The problem asks us to calculate the volume of a three-dimensional solid. This solid is formed by taking a two-dimensional region and rotating it completely (360 degrees) around the x-axis. The region is defined by the curve given by the equation $$y=\dfrac {6}{5-2x}$$, the x-axis itself, and two vertical lines at $$x=0$$ and $$x=1$$. We need to demonstrate that the calculated volume is exactly $$\dfrac {12}{5}\pi $$. This type of problem involves concepts from calculus, specifically finding the volume of revolution.

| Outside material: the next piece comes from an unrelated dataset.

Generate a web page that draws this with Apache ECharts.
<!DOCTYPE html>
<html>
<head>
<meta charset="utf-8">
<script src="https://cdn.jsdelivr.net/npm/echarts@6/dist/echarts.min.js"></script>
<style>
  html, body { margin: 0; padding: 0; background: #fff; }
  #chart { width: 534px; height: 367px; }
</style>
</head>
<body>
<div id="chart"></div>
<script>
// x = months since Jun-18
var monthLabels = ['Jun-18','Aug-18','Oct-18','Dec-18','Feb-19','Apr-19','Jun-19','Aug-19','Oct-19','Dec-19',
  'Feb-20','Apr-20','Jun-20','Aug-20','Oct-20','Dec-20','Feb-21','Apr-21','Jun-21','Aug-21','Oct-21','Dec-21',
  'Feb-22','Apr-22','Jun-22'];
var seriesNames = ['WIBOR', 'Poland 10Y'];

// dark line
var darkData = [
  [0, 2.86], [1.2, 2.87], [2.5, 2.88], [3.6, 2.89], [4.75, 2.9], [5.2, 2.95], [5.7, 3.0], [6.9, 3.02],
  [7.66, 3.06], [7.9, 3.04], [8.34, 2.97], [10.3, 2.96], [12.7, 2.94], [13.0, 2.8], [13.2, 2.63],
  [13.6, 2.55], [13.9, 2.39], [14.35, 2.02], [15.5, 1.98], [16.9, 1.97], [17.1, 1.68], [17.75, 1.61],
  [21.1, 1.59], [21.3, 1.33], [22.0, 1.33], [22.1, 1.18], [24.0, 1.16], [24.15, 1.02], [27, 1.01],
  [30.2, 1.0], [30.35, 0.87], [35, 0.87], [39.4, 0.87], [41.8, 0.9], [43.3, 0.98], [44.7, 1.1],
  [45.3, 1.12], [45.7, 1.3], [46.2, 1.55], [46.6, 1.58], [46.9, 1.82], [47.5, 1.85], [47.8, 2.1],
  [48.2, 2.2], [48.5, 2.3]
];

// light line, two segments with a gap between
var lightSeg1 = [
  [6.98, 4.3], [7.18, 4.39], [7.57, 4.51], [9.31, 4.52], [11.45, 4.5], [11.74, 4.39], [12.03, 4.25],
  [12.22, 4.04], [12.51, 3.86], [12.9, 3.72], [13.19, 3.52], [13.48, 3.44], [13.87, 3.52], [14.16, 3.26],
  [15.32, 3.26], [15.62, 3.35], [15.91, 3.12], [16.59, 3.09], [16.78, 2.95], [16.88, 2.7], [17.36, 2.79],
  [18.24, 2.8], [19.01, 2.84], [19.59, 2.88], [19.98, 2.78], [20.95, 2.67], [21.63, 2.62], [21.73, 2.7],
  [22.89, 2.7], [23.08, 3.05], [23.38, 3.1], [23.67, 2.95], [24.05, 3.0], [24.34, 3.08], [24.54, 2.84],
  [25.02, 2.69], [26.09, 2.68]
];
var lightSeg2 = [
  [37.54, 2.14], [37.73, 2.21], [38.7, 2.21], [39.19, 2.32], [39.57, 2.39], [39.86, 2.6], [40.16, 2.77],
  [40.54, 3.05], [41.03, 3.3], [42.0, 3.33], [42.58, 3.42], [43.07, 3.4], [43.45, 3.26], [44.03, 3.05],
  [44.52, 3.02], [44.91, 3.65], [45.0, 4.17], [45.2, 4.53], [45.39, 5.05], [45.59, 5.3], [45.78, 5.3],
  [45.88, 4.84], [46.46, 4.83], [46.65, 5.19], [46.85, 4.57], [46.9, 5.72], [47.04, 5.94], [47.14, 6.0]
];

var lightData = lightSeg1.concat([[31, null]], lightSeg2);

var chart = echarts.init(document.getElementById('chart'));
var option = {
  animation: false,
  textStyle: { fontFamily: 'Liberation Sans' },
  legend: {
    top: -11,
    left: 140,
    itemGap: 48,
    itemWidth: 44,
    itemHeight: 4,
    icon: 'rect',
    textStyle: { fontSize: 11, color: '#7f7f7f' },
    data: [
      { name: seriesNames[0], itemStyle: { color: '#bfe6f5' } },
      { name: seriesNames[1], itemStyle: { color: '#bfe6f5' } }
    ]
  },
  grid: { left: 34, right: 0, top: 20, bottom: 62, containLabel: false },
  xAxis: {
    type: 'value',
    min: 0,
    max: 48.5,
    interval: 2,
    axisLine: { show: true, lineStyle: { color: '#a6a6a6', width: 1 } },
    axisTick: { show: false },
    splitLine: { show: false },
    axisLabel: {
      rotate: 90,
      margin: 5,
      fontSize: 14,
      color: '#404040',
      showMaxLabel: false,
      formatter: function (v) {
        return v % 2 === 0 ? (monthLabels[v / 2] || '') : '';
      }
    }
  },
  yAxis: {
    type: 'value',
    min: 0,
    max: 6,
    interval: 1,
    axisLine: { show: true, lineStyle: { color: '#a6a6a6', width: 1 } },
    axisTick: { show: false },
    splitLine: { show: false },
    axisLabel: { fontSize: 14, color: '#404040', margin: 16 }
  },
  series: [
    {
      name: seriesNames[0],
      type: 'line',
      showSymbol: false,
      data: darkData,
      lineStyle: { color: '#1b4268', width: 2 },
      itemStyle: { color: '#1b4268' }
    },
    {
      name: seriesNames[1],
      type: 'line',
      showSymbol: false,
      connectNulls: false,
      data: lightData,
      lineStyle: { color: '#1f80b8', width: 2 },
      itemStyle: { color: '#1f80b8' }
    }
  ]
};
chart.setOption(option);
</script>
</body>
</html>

**step2** Identifying the Formula for Volume of Revolution

To find the volume of a solid generated by rotating a region bounded by a curve $$y=f(x)$$, the x-axis, and the lines $$x=a$$ and $$x=b$$ about the x-axis, we use the disk method. The formula for the volume $$V$$ is given by the definite integral:
$$V = \int_{a}^{b} \pi y^2 dx$$
In this formula, $$y$$ represents the radius of the infinitesimally thin disks that make up the solid, and $$dx$$ represents their thickness. The term $$\pi y^2$$ gives the area of each disk.

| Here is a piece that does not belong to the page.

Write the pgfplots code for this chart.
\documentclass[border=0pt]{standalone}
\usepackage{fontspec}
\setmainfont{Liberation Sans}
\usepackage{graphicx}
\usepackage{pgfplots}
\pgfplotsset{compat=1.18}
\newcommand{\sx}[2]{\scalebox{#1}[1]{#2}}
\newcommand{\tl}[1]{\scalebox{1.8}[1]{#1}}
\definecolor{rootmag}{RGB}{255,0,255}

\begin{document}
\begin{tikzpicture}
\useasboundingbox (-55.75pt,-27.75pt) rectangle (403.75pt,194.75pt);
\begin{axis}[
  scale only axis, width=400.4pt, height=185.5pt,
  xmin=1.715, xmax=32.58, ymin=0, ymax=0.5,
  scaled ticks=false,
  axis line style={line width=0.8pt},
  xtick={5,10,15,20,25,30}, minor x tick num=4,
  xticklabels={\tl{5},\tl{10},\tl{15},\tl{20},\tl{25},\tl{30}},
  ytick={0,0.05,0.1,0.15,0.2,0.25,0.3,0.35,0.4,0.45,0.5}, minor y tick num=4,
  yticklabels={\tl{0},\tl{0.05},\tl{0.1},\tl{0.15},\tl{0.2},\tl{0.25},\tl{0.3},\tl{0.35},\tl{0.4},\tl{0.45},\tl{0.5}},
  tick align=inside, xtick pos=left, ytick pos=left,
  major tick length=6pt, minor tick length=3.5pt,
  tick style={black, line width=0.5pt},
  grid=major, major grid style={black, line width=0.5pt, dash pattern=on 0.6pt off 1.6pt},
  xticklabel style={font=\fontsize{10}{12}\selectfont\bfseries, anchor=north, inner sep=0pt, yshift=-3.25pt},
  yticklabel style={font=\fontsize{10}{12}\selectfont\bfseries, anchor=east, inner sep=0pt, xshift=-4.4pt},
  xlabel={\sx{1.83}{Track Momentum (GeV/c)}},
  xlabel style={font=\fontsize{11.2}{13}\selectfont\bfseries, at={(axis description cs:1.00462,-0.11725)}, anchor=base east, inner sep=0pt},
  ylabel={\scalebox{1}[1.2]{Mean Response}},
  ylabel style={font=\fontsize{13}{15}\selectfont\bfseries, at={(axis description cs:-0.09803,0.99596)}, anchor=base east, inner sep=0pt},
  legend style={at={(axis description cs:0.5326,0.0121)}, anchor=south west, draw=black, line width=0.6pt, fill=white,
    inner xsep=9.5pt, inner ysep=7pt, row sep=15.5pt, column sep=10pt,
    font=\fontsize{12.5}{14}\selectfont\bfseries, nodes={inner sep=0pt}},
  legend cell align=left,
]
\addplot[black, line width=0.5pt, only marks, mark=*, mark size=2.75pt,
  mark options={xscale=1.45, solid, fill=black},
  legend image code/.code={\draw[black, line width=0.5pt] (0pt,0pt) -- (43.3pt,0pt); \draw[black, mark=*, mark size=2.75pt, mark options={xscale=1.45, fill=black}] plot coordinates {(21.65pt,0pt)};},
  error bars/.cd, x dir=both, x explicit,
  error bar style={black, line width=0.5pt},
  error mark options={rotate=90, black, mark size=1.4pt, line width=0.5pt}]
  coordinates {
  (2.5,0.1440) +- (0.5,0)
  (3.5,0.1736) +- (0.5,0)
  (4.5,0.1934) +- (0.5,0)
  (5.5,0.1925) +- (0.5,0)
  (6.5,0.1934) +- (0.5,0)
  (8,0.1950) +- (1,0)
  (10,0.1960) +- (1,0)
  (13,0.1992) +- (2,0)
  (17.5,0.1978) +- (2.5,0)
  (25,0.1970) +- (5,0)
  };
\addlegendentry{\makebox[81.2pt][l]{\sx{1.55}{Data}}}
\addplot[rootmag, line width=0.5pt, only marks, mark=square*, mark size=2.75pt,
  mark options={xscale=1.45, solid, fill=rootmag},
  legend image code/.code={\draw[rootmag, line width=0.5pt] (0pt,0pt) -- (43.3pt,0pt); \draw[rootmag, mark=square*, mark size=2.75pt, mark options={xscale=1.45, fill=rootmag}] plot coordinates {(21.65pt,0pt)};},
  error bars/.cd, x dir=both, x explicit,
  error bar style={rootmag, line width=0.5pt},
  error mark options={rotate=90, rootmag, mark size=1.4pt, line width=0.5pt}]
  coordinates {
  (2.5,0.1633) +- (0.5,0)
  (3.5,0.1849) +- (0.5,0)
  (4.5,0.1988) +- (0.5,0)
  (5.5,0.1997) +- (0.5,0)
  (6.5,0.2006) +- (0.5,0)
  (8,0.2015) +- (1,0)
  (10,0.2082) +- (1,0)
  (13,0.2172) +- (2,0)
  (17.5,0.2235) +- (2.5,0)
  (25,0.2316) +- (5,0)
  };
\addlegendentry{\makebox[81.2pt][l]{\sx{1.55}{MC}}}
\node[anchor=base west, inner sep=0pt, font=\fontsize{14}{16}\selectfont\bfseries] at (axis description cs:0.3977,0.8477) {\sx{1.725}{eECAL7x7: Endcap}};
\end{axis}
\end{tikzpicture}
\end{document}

**step3** Setting Up the Integral for This Specific Problem

Based on the problem description, we have the following information:
The curve is $$y=\dfrac {6}{5-2x}$$.
The lower limit of integration is $$a=0$$.
The upper limit of integration is $$b=1$$.
First, we need to find the square of the function, $$y^2$$:
$$y^2 = \left(\dfrac {6}{5-2x}\right)^2 = \dfrac {6^2}{(5-2x)^2} = \dfrac {36}{(5-2x)^2}$$
Now, substitute $$y^2$$ and the limits into the volume formula:
$$V = \int_{0}^{1} \pi \left(\dfrac {36}{(5-2x)^2}\right) dx$$
We can take the constant $$36\pi$$ outside the integral:
$$V = 36\pi \int_{0}^{1} (5-2x)^{-2} dx$$

**step4** Evaluating the Integral Using Substitution

To solve the integral $$\int_{0}^{1} (5-2x)^{-2} dx$$, we will use a technique called u-substitution.
Let $$u = 5-2x$$.
Now, we find the differential of $$u$$ with respect to $$x$$:
$$\frac{du}{dx} = \frac{d}{dx}(5-2x) = 0 - 2 = -2$$
From this, we can express $$dx$$ in terms of $$du$$:
$$du = -2dx \implies dx = -\frac{1}{2}du$$
Next, we must change the limits of integration from $$x$$-values to $$u$$-values:
When $$x=0$$, substitute into $$u=5-2x$$: $$u = 5-2(0) = 5$$.
When $$x=1$$, substitute into $$u=5-2x$$: $$u = 5-2(1) = 5-2 = 3$$.
Now, substitute $$u$$, $$dx$$, and the new limits into our volume integral:
$$V = 36\pi \int_{5}^{3} u^{-2} \left(-\frac{1}{2}\right) du$$
Bring the constant factor $$-\frac{1}{2}$$ outside the integral:
$$V = 36\pi \left(-\frac{1}{2}\right) \int_{5}^{3} u^{-2} du$$
$$V = -18\pi \int_{5}^{3} u^{-2} du$$

**step5** Performing the Antidifferentiation and Applying Limits

Now, we find the antiderivative of $$u^{-2}$$. Using the power rule for integration ($$\int u^n du = \frac{u^{n+1}}{n+1}$$ for $$n \neq -1$$):
$$\int u^{-2} du = \frac{u^{-2+1}}{-2+1} = \frac{u^{-1}}{-1} = -\frac{1}{u}$$
Now, apply the limits of integration from 5 to 3:
$$V = -18\pi \left[ -\frac{1}{u} \right]_{5}^{3}$$
We can factor out the negative sign from the brackets:
$$V = 18\pi \left[ \frac{1}{u} \right]_{5}^{3}$$
Now, evaluate the expression at the upper limit and subtract its value at the lower limit:
$$V = 18\pi \left( \frac{1}{3} - \frac{1}{5} \right)$$

**step6** Simplifying the Expression to Obtain the Final Result

Finally, we simplify the expression to show the required volume. First, find a common denominator for the fractions inside the parentheses. The least common multiple of 3 and 5 is 15:
$$V = 18\pi \left( \frac{1 \times 5}{3 \times 5} - \frac{1 \times 3}{5 \times 3} \right)$$
$$V = 18\pi \left( \frac{5}{15} - \frac{3}{15} \right)$$
Now, subtract the fractions:
$$V = 18\pi \left( \frac{5-3}{15} \right)$$
$$V = 18\pi \left( \frac{2}{15} \right)$$
Multiply 18 by $$\frac{2}{15}$$:
$$V = \frac{18 \times 2}{15} \pi$$
$$V = \frac{36}{15} \pi$$
To simplify the fraction $$\frac{36}{15}$$, divide both the numerator and the denominator by their greatest common divisor, which is 3:
$$V = \frac{36 \div 3}{15 \div 3} \pi$$
$$V = \frac{12}{5} \pi$$
This confirms that the volume obtained is indeed $$\dfrac {12}{5}\pi $$.